The following is an extended discussion of why we believe that our use of the texts in the corpora is within the bounds of US Fair Use Law.

The following are the four criteria used to determine whether materials fall under the provisions of the Fair Use Law:


What favors
Fair Use status

Corpora at English-Corpora.org

The amount and substantiality of the portion taken

Small portions of the original text, rather than full-text access

Under no circumstances whatsoever do end users have access to entire texts (e.g. newspaper, magazine, or journal articles, or short stories). All access is via the web interface, and the vast majority of what users see are simply frequency charts showing the frequency of words or phrases in different parts of the corpus. Access to small portions of the original text is more of an "afterthought", rather than the central feature of the interface.

Access to actual portions of the original text is limited to very short "Keyword in Context" displays, where users see just a handful of words to the left and the right of the word(s) searched for. In addition, all access is logged, and users can only perform a limited number of searches per day. As a result, it would be difficult for end users to re-create even one paragraph from the original text, and it would be virtually impossible to re-create an entire page of text, much less the entire article.

This "snippet defense" (which relies on limited access to the original text via small snippets from the web interface) is the same one used by Google Books for its use of millions of copyrighted materials. In addition, we have consulted two lawyers who specialize in Internet copyright law (names available upon request). They have both stated that because of our limited access to end users, as well as our status with regards to the other three factors shown here, we are clearly in accord with the provisions of the Fair Use statute.

The purpose and character of the use

Academic, non-commercial

Our use of the texts is strictly for academic research.

The nature of the copyrighted work

Non-creative works

There are some creative works (e.g. short stories and small sections of novels) in the corpus, but more than 80% of the corpus is composed of transcripts of TV shows, and articles from newspapers, magazines, and academic journals.

The effect of the use upon the potential market

Little or no effect on the copyright holder

Because of the very limited access via our web interface (see the first item above), it is extremely unlikely that anyone would use this corpus as a "substitute" for other access to the original texts. Other sources make these texts available as "complete articles", which are meant to be read in their entirety. That is completely impossible with our interface.
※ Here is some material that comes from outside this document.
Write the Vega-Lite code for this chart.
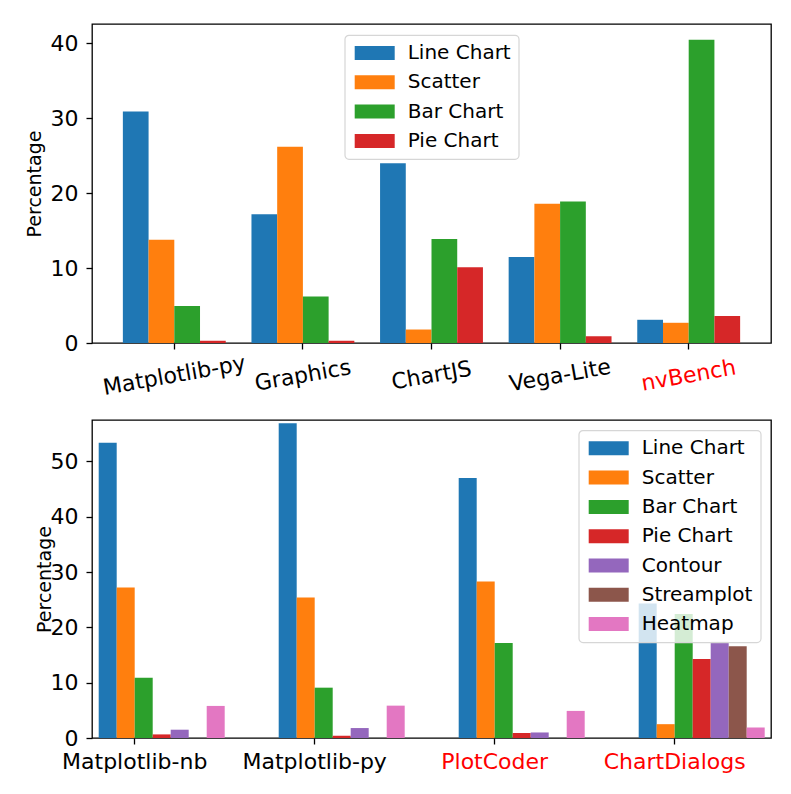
{
  "$schema": "https://vega.github.io/schema/vega-lite/v6.json",
  "background": "white",
  "padding": {"left": 24, "top": 23, "right": 5, "bottom": 5},
  "spacing": 77,
  "bounds": "flush",
  "config": {
    "font": "DejaVu Sans",
    "view": {"stroke": "black", "strokeWidth": 1.3},
    "axis": {
      "domain": false, "grid": false,
      "tickColor": "black", "tickWidth": 1.3, "tickSize": 6,
      "labelColor": "black", "labelFont": "DejaVu Sans", "labelFontSize": 22,
      "titleFont": "DejaVu Sans", "titleFontSize": 19, "titleFontWeight": "normal", "titleColor": "black"
    },
    "legend": {
      "orient": "none", "title": null,
      "symbolType": "M-2.5,-0.875H2.5V0.875H-2.5Z", "symbolSize": 256,
      "symbolStrokeWidth": 0, "symbolOpacity": 1, "symbolOffset": 12,
      "labelOffset": 23, "labelFont": "DejaVu Sans", "labelFontSize": 20, "labelColor": "black",
      "rowPadding": 9.3, "padding": 8,
      "fillColor": "rgba(255,255,255,0.8)", "strokeColor": "#d6d6d6", "strokeWidth": 1.2, "cornerRadius": 4
    }
  },
  "datasets": {
    "tools": [
      {"source": "Matplotlib-py", "type": "Line Chart", "pct": 30.9},
      {"source": "Matplotlib-py", "type": "Scatter", "pct": 13.8},
      {"source": "Matplotlib-py", "type": "Bar Chart", "pct": 4.95},
      {"source": "Matplotlib-py", "type": "Pie Chart", "pct": 0.3},
      {"source": "Graphics", "type": "Line Chart", "pct": 17.2},
      {"source": "Graphics", "type": "Scatter", "pct": 26.2},
      {"source": "Graphics", "type": "Bar Chart", "pct": 6.2},
      {"source": "Graphics", "type": "Pie Chart", "pct": 0.3},
      {"source": "ChartJS", "type": "Line Chart", "pct": 24.0},
      {"source": "ChartJS", "type": "Scatter", "pct": 1.8},
      {"source": "ChartJS", "type": "Bar Chart", "pct": 13.9},
      {"source": "ChartJS", "type": "Pie Chart", "pct": 10.1},
      {"source": "Vega-Lite", "type": "Line Chart", "pct": 11.5},
      {"source": "Vega-Lite", "type": "Scatter", "pct": 18.6},
      {"source": "Vega-Lite", "type": "Bar Chart", "pct": 18.9},
      {"source": "Vega-Lite", "type": "Pie Chart", "pct": 0.9},
      {"source": "nvBench", "type": "Line Chart", "pct": 3.1},
      {"source": "nvBench", "type": "Scatter", "pct": 2.7},
      {"source": "nvBench", "type": "Bar Chart", "pct": 40.5},
      {"source": "nvBench", "type": "Pie Chart", "pct": 3.6}
    ],
    "corpora": [
      {"source": "Matplotlib-nb", "type": "Line Chart", "pct": 53.4},
      {"source": "Matplotlib-nb", "type": "Scatter", "pct": 27.2},
      {"source": "Matplotlib-nb", "type": "Bar Chart", "pct": 10.9},
      {"source": "Matplotlib-nb", "type": "Pie Chart", "pct": 0.65},
      {"source": "Matplotlib-nb", "type": "Contour", "pct": 1.5},
      {"source": "Matplotlib-nb", "type": "Streamplot", "pct": 0},
      {"source": "Matplotlib-nb", "type": "Heatmap", "pct": 5.8},
      {"source": "Matplotlib-py", "type": "Line Chart", "pct": 56.9},
      {"source": "Matplotlib-py", "type": "Scatter", "pct": 25.4},
      {"source": "Matplotlib-py", "type": "Bar Chart", "pct": 9.1},
      {"source": "Matplotlib-py", "type": "Pie Chart", "pct": 0.4},
      {"source": "Matplotlib-py", "type": "Contour", "pct": 1.8},
      {"source": "Matplotlib-py", "type": "Streamplot", "pct": 0},
      {"source": "Matplotlib-py", "type": "Heatmap", "pct": 5.85},
      {"source": "PlotCoder", "type": "Line Chart", "pct": 47.0},
      {"source": "PlotCoder", "type": "Scatter", "pct": 28.3},
      {"source": "PlotCoder", "type": "Bar Chart", "pct": 17.2},
      {"source": "PlotCoder", "type": "Pie Chart", "pct": 0.9},
      {"source": "PlotCoder", "type": "Contour", "pct": 1.0},
      {"source": "PlotCoder", "type": "Streamplot", "pct": 0},
      {"source": "PlotCoder", "type": "Heatmap", "pct": 4.9},
      {"source": "ChartDialogs", "type": "Line Chart", "pct": 24.3},
      {"source": "ChartDialogs", "type": "Scatter", "pct": 2.5},
      {"source": "ChartDialogs", "type": "Bar Chart", "pct": 22.4},
      {"source": "ChartDialogs", "type": "Pie Chart", "pct": 14.3},
      {"source": "ChartDialogs", "type": "Contour", "pct": 17.4},
      {"source": "ChartDialogs", "type": "Streamplot", "pct": 16.6},
      {"source": "ChartDialogs", "type": "Heatmap", "pct": 1.9}
    ]
  },
  "vconcat": [
    {
      "data": {"name": "tools"},
      "width": 679,
      "height": 319,
      "mark": {"type": "bar"},
      "encoding": {
        "x": {
          "field": "source", "type": "nominal",
          "scale": {"domain": ["Matplotlib-py", "Graphics", "ChartJS", "Vega-Lite", "nvBench"], "paddingInner": 0.2, "paddingOuter": 0.24},
          "axis": {
            "title": null, "labelAngle": -10, "labelAlign": "center", "labelBaseline": "middle", "labelPadding": 26,
            "labelColor": {"condition": {"test": "datum.value === 'nvBench'", "value": "red"}, "value": "black"}
          }
        },
        "xOffset": {
          "field": "type", "type": "nominal",
          "scale": {"domain": ["Line Chart", "Scatter", "Bar Chart", "Pie Chart"], "paddingInner": 0, "paddingOuter": 0}
        },
        "y": {
          "field": "pct", "type": "quantitative",
          "scale": {"domain": [0, 42.6], "nice": false},
          "axis": {"title": "Percentage", "values": [0, 10, 20, 30, 40], "labelPadding": 8, "titlePadding": 6}
        },
        "color": {
          "field": "type", "type": "nominal",
          "scale": {"domain": ["Line Chart", "Scatter", "Bar Chart", "Pie Chart"], "range": ["#1f77b4", "#ff7f0e", "#2ca02c", "#d62728"]},
          "legend": {"legendX": 252.7, "legendY": 11}
        }
      }
    },
    {
      "data": {"name": "corpora"},
      "width": 679,
      "height": 318,
      "mark": {"type": "bar"},
      "encoding": {
        "x": {
          "field": "source", "type": "nominal",
          "scale": {"domain": ["Matplotlib-nb", "Matplotlib-py", "PlotCoder", "ChartDialogs"], "range": [-47.3, 672.7], "paddingInner": 0, "paddingOuter": 0},
          "axis": {
            "title": null, "labelAngle": 0, "labelPadding": 7,
            "labelColor": {"condition": {"test": "datum.value === 'PlotCoder' || datum.value === 'ChartDialogs'", "value": "red"}, "value": "black"}
          }
        },
        "xOffset": {
          "field": "type", "type": "nominal",
          "scale": {"domain": ["slot1", "slot2", "slot3", "Line Chart", "Scatter", "Bar Chart", "Pie Chart", "Contour", "Streamplot", "Heatmap"], "paddingInner": 0, "paddingOuter": 0}
        },
        "y": {
          "field": "pct", "type": "quantitative",
          "scale": {"domain": [0, 57.5], "nice": false},
          "axis": {"title": "Percentage", "values": [0, 10, 20, 30, 40, 50], "labelPadding": 8, "titlePadding": -4}
        },
        "color": {
          "field": "type", "type": "nominal",
          "scale": {"domain": ["Line Chart", "Scatter", "Bar Chart", "Pie Chart", "Contour", "Streamplot", "Heatmap"], "range": ["#1f77b4", "#ff7f0e", "#2ca02c", "#d62728", "#9467bd", "#8c564b", "#e377c2"]},
          "legend": {"legendX": 486.7, "legendY": 10.3}
        }
      }
    }
  ],
  "resolve": {
    "scale": {"x": "independent", "y": "independent", "xOffset": "independent", "color": "independent"},
    "legend": {"color": "independent"}
  }
}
Access to the texts via our interface, as compared to access via other sources, serves two completely different audiences. Our interface is designed for linguists and language learners who want to see the frequency of words, phrases, synonyms, etc., and it is completely inadequate for anyone who wishes to read the entire text of an article. As a result, there is very little or no "competition" between our service and that provided by others, and therefore virtually no market impact.